Sometimes we are walking along, through the woods, or fields, or in the city, and we look up. Suddenly something is so beautiful it just stops us in our tracks. Maybe it's light, sifting down through the trees. Maybe it's a sunset. Maybe geraniums in a window box, braving the rain.

But it moves us. It almost talks to us. It's almost like finding a beaming smile in a crowd of strangers. There are some moments, some places that almost seem to love us.

It will cause poets to write poems, composers to write songs, and painters to paint - as Paul Signac did here.

We've come to a place where the road bends, and we stop in our tracks. Sailboats catching breezes on a serene sea. A distant shoreline of friendly hills and buildings, all framed by a young cypress tree leaning so far over the road that it seems eager not to miss the view, or the rustling conversation of the other trees.

But we're missing something. This photograph of the painting leaves so much out. What time of day is it? What season? What is the mood of the picture? What's missing?

Color!

Can grass be brown or gray or pink? Yes - if it's winter or night, or the grass is bathed in neon light.

Every moment colors around us are changing. Somehow, they mean something inside us.

Color is the artist's musical notes. A song can be sad or playful, depending on what notes are played and how fast or slow. Some colors together seem to make us think of sad things, some of playful things.

Where are the colors in this picture?

I'm not going to tell you.
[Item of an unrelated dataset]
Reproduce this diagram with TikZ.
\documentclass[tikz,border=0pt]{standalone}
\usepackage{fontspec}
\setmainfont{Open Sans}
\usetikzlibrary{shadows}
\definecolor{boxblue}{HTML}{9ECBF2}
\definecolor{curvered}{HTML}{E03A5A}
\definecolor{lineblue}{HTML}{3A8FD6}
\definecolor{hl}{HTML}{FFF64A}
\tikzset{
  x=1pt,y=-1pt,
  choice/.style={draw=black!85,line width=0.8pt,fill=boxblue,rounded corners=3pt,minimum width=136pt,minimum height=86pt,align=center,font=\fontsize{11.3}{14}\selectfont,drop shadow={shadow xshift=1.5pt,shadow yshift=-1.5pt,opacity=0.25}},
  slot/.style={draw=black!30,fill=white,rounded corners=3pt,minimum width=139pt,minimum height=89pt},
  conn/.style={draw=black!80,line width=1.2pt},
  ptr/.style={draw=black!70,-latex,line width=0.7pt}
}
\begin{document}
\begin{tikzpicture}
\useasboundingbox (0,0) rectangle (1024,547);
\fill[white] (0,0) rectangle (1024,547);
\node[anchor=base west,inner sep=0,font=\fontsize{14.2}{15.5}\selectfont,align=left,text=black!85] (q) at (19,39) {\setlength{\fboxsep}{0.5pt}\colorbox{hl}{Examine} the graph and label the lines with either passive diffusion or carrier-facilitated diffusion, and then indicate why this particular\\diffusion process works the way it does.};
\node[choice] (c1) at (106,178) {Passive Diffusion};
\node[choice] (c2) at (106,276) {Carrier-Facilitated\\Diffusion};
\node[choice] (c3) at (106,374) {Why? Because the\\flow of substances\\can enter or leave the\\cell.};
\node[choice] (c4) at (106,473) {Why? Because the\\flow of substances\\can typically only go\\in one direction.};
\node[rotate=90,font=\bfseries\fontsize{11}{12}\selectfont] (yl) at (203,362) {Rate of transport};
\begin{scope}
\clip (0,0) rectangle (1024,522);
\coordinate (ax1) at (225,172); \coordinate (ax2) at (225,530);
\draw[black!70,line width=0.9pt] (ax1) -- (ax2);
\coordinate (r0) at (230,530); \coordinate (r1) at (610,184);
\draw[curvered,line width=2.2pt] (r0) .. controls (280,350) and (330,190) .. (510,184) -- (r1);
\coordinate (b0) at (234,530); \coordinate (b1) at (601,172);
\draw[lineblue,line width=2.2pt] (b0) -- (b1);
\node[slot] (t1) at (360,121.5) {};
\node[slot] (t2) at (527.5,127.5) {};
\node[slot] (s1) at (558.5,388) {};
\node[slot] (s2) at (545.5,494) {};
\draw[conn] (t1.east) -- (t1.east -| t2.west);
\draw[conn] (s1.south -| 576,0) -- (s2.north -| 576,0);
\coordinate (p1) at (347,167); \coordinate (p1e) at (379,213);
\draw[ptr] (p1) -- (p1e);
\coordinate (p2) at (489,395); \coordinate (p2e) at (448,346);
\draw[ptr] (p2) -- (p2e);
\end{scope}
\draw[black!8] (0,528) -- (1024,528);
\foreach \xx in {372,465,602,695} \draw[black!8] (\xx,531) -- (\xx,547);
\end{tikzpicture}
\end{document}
Not yet. Try this little experiment first. Get some tracing paper and trace the outlines of this picture. Now color it with the colors you think Mr. Signac used. Think of colors in colors, shades of colors, light to dark.
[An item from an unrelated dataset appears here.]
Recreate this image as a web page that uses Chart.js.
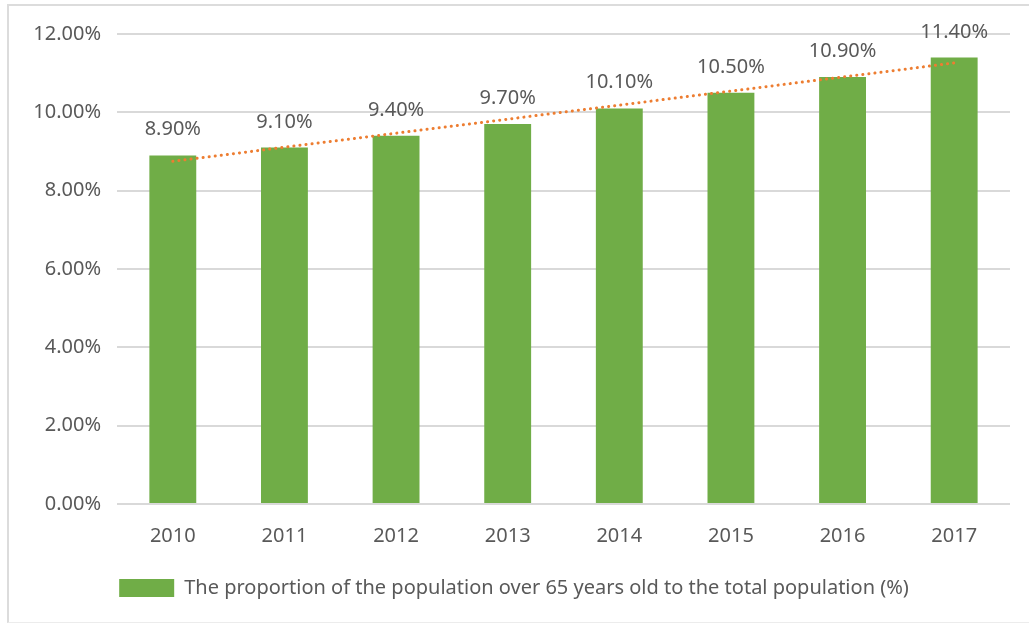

Now do another tracing, only this time use different colors, and try very hard to make the scene look like a totally different time of day or season of the year.

Look at both of them. The same sea, the same trees. What difference does the color make in how you feel about each one?

Now I'll tell you Paul Signac's colors.

At the top of the picture, the sky is pale yellow, but as it reaches the violet hills it is a bright pink. The sea is edged in baby blue surrounding streaks of pink and pale yellow, reflecting the sky.

There are flecks of dark orange and yellow and blue on the distant hills. The road is violet and purple, the grass along its edge is bright orange and blue, like the tree trunks (which also have flecks of violet).

The part of the trees that seem sunlit are yellow-green, flecked with orange, but the leafy shadows are a vivid blue flecked with dark greens and turquoise.

But the color that hits you like flames is the brilliant orange and yellow of the bank rising up from the road. It matches the orange sails over the yellow boats.

A glorious summer sunset in Paul Signac's life. How wonderful that he shared it with us. You can take the moments that seem to love you - those scenes - and, colors in hand, share them, too.